↓

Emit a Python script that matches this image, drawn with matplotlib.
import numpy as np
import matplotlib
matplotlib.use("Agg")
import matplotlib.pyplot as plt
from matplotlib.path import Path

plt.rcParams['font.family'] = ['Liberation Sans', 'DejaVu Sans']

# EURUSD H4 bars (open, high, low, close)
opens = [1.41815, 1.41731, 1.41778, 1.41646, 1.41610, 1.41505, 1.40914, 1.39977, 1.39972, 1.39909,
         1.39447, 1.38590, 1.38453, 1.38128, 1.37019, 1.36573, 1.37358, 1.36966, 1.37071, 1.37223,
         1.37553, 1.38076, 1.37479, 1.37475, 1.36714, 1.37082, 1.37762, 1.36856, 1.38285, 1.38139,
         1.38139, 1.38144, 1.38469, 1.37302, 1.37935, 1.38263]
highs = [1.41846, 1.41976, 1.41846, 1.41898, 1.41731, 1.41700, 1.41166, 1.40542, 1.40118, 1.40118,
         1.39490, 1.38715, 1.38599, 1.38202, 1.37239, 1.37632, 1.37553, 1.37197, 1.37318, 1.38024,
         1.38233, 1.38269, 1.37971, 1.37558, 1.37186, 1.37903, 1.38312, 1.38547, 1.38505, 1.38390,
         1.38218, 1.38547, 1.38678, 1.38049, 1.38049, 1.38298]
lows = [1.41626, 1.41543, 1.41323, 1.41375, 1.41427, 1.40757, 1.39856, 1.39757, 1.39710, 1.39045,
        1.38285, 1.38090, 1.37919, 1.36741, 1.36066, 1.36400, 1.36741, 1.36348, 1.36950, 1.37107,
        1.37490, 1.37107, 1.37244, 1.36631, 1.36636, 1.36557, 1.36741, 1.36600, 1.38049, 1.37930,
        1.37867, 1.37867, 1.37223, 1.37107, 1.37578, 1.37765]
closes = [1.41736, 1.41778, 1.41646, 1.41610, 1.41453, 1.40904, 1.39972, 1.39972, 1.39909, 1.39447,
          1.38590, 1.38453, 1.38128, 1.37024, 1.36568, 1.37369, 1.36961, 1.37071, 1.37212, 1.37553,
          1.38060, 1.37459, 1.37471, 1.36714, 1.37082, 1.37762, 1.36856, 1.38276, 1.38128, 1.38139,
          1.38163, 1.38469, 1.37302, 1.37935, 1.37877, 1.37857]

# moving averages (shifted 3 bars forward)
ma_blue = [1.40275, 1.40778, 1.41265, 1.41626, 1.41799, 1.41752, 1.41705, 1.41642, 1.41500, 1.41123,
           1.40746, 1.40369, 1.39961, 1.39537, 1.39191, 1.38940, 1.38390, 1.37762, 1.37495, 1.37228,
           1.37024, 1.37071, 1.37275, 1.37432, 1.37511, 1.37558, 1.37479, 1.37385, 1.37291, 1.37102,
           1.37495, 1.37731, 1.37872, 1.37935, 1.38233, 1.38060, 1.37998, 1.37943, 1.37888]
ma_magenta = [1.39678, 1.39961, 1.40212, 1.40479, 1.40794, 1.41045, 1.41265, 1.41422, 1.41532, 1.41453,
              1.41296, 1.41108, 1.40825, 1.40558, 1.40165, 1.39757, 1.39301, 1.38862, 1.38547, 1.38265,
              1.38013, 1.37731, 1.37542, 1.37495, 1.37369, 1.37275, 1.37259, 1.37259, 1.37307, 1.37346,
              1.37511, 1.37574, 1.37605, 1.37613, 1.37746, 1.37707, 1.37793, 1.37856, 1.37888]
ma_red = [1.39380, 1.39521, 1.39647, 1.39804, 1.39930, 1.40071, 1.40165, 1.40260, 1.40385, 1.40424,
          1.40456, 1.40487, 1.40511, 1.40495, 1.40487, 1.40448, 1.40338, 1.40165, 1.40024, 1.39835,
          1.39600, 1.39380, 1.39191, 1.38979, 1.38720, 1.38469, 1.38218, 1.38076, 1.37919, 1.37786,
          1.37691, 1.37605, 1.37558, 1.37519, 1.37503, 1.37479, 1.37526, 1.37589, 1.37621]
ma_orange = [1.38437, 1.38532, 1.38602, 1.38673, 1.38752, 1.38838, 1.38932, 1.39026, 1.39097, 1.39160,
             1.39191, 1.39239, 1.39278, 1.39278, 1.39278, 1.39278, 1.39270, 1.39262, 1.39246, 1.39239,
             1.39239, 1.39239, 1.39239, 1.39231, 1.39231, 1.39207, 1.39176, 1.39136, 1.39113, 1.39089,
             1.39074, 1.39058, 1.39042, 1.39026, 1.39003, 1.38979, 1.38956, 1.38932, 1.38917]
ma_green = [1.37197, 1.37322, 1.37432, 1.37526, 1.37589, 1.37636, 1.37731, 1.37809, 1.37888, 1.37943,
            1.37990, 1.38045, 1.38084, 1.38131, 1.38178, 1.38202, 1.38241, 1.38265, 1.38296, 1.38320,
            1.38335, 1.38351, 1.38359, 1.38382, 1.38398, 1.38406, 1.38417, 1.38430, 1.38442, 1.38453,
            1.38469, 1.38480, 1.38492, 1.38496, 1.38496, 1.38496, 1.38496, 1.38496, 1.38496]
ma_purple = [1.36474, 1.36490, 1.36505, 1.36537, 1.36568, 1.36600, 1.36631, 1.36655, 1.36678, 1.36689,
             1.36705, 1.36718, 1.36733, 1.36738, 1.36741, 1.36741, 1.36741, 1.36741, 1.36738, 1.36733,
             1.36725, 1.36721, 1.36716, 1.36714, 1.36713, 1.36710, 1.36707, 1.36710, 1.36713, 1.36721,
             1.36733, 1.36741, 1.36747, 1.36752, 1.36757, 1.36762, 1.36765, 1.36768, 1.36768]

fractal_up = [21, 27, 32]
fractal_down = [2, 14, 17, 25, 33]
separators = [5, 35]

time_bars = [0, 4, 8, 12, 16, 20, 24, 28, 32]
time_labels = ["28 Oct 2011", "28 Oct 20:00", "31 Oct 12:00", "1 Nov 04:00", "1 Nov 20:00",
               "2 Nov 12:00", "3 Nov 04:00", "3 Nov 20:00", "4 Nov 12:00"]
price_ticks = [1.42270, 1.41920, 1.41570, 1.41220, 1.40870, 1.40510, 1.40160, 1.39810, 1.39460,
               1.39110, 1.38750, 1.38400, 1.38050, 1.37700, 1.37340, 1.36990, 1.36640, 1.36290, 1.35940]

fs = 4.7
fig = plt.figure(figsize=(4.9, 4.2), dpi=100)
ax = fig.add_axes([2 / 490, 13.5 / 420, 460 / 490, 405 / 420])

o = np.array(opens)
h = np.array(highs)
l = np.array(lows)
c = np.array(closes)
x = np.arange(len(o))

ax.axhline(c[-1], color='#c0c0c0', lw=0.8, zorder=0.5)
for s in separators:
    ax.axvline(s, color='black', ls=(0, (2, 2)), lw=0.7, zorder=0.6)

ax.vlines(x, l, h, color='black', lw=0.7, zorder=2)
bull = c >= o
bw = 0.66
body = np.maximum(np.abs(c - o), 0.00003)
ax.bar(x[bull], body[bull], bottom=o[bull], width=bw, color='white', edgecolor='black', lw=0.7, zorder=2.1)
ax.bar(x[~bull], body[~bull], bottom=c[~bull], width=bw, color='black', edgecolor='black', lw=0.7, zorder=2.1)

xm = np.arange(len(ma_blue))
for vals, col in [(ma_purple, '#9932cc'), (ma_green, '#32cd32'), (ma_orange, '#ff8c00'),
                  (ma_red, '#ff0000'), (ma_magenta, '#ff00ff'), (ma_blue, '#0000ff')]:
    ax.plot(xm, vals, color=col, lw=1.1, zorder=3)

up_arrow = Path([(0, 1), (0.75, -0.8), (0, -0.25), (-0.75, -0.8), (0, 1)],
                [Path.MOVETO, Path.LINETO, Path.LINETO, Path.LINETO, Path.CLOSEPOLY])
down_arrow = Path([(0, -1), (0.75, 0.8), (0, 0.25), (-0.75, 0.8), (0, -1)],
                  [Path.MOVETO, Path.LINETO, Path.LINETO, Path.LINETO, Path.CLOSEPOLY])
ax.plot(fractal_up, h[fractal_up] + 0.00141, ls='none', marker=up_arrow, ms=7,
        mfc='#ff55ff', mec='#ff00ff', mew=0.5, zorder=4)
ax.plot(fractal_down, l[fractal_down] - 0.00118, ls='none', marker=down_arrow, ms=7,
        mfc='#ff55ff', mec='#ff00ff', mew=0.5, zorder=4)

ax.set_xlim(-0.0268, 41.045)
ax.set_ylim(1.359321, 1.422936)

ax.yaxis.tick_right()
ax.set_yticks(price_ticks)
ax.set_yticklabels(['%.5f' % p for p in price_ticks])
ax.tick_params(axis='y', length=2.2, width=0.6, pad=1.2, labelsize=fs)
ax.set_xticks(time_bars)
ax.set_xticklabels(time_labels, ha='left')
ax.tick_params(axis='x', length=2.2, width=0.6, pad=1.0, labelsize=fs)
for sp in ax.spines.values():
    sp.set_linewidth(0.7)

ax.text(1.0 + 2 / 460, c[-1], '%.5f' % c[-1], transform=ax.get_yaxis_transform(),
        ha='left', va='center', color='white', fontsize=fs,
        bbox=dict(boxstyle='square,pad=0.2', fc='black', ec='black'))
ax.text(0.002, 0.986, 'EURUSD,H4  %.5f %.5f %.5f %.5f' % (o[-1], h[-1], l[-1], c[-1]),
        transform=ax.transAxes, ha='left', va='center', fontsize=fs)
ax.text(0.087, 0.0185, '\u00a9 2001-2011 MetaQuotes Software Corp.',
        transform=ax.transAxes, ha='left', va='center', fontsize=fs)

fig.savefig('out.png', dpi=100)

↑
↓

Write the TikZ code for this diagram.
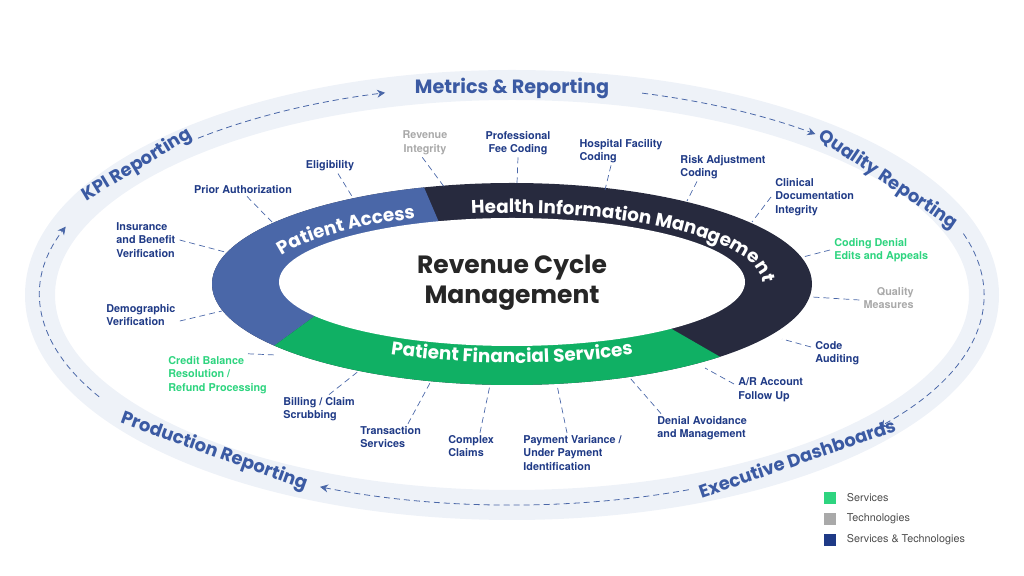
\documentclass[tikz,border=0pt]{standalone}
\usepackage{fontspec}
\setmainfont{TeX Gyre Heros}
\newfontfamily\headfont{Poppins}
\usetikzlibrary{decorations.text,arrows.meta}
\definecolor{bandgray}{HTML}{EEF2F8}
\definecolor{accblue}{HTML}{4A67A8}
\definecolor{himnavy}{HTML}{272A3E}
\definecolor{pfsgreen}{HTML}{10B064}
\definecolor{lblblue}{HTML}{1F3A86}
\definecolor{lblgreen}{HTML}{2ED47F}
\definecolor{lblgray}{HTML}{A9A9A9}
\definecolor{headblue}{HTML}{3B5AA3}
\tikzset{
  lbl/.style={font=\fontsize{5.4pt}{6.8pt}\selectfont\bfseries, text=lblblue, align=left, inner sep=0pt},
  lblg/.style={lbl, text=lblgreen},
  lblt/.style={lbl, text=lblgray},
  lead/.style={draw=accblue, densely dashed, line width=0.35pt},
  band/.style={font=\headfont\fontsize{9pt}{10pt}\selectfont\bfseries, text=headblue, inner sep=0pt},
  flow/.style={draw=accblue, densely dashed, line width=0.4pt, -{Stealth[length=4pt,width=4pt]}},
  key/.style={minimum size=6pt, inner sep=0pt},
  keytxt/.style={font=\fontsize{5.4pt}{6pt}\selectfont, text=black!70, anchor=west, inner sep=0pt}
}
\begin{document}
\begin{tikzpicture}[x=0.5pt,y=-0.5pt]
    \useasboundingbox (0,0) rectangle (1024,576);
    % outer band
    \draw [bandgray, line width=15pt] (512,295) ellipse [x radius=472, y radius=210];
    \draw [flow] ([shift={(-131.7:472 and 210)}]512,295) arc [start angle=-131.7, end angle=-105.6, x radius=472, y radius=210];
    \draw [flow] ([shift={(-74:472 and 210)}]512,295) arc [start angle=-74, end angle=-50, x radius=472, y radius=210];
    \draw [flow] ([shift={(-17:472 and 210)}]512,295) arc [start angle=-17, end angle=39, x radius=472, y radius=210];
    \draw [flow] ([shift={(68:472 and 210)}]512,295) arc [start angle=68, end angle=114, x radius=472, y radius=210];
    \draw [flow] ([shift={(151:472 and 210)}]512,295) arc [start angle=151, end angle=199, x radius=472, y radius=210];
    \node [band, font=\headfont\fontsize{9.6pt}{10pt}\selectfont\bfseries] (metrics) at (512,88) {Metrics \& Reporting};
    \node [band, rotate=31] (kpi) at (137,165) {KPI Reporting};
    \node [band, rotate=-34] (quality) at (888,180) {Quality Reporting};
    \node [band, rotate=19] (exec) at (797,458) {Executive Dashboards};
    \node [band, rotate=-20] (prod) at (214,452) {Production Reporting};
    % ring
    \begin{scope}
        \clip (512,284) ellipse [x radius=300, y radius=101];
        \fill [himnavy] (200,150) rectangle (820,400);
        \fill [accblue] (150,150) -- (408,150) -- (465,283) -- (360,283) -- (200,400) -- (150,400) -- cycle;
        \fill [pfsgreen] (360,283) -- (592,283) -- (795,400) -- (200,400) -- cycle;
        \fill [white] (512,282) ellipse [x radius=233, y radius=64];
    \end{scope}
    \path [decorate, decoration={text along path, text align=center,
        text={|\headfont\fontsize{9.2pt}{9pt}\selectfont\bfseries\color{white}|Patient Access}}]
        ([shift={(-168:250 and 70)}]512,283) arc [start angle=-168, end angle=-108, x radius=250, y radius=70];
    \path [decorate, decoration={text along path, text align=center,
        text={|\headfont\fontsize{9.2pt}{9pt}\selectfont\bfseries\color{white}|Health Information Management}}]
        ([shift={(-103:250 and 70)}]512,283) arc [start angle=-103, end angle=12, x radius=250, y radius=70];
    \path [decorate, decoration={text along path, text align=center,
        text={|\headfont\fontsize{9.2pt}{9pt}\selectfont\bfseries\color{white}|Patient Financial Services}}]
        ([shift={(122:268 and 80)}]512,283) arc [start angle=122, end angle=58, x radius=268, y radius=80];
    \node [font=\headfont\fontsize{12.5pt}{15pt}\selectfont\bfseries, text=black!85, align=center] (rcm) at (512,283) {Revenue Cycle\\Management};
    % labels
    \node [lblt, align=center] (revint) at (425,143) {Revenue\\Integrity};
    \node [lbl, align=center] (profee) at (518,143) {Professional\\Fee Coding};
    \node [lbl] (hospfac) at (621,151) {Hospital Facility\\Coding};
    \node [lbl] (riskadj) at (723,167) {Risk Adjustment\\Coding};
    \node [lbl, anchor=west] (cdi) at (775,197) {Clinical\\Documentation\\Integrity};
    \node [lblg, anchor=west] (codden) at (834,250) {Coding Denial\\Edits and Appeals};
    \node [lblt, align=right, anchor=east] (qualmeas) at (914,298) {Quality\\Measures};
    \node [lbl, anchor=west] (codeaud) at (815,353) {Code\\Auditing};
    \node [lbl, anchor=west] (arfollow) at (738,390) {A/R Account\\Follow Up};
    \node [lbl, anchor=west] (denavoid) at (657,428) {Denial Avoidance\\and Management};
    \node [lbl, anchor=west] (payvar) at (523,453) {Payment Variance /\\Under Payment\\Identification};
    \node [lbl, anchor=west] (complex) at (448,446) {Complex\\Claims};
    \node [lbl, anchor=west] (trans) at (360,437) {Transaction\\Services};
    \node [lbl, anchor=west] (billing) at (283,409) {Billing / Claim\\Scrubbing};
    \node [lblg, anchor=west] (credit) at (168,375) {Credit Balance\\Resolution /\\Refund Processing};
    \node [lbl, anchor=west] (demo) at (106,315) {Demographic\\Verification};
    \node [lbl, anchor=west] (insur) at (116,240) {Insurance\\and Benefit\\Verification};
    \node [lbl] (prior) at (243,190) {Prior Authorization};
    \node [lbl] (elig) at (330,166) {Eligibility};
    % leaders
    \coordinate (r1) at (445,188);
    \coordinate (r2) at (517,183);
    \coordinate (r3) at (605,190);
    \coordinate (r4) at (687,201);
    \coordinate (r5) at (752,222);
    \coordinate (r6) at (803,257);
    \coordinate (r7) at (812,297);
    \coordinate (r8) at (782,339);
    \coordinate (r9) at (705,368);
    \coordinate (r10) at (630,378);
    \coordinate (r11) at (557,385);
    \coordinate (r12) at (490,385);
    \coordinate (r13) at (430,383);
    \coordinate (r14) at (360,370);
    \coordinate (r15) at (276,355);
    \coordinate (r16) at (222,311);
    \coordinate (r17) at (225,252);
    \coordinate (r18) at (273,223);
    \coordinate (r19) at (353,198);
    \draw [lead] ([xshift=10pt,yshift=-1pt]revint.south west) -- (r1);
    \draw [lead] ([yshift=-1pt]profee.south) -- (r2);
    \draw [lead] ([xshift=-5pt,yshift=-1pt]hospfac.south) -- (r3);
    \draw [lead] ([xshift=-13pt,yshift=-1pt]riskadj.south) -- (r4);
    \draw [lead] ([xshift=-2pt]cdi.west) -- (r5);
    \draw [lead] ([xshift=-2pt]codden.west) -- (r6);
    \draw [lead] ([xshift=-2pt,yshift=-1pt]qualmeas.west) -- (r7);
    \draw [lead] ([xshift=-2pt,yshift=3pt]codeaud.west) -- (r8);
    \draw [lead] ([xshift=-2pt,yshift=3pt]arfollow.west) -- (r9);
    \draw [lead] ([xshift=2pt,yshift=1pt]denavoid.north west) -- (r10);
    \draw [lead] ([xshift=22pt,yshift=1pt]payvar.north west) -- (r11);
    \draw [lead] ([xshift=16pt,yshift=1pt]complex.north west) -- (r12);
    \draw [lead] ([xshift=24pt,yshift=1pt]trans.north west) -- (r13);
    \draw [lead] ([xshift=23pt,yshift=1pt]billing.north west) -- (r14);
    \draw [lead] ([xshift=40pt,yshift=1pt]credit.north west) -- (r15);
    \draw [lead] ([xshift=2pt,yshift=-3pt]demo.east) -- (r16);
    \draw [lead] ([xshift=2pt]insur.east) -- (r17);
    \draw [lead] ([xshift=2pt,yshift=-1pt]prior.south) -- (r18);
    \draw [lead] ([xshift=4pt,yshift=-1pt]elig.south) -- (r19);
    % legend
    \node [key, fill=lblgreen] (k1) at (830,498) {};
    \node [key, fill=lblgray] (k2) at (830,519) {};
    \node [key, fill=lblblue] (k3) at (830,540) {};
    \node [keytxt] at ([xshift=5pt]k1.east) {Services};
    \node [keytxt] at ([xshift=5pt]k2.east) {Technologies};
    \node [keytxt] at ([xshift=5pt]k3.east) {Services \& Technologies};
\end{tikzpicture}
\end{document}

↑
↓

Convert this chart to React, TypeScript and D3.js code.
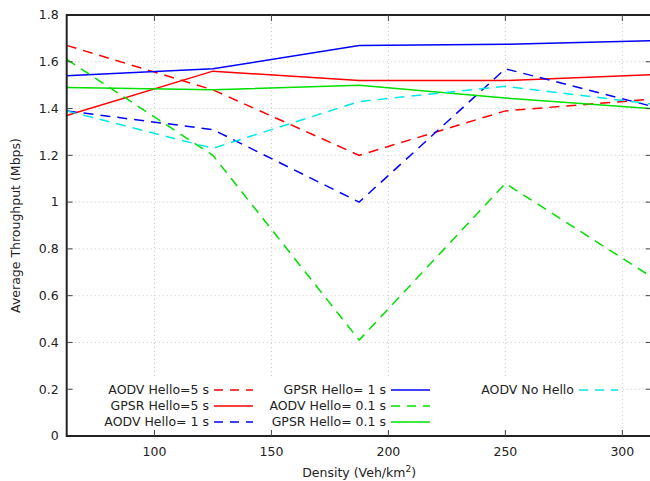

↑

In the lines above, find each one with "this" and list it.

Emit a Python script that matches this image, drawn with matplotlib.
Write the TikZ code for this diagram.
Convert this chart to React, TypeScript and D3.js code.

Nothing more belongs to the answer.